Set the right quality expectations with the development team
Are you setting the right quality expectations with your development team? You need to be upfront and transparent about what can be accomplished through your resources, the scope of your tasks, and your time limitations. If you don’t, you’re setting yourself up for failure. Unfortunately, these things are often overlooked during the planning phase of the project. If you explain the parameters of the task at the outset and emphasize your expectations for quality early and often, your clear communication will facilitate teamwork, which will drive quality products from the very beginning.
When the organization changes philosophies, there can be confusion about who is responsible for the quality and performance of the end product.
Consider this scenario, from the perspective of the developer: Your only responsibility has been to write feature code and unit tests. Suddenly, the organization wants developers to take responsibility for the overall quality of the software. The expectation is that you will start thinking like QA, which clashes with the way you have had to think up until now. This will be a difficult transition for you, since QA considerations and requirements were not factors when writing code.

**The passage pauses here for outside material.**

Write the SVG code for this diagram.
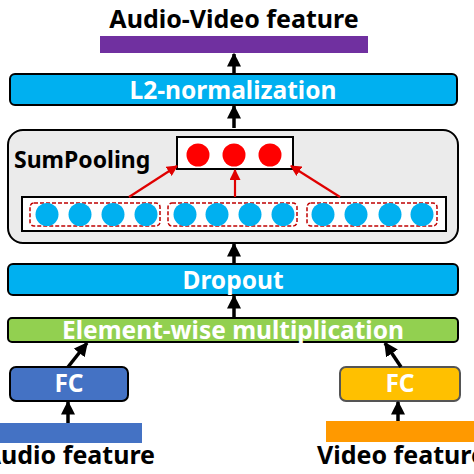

If the organization communicates a clear plan for transitioning to the new philosophy, the roles and responsibilities can be clearly defined and the transition will be much smoother.
Conclusion
Getting organizational buy-in requires more than sharing a philosophy. You have to build a culture of quality excellence by emphasizing quality over quantity, working smarter, and setting the right expectations. As an extension of the development team that understands the mission of quality excellence, QA teams can serve as ambassadors of quality excellence to the rest of the company.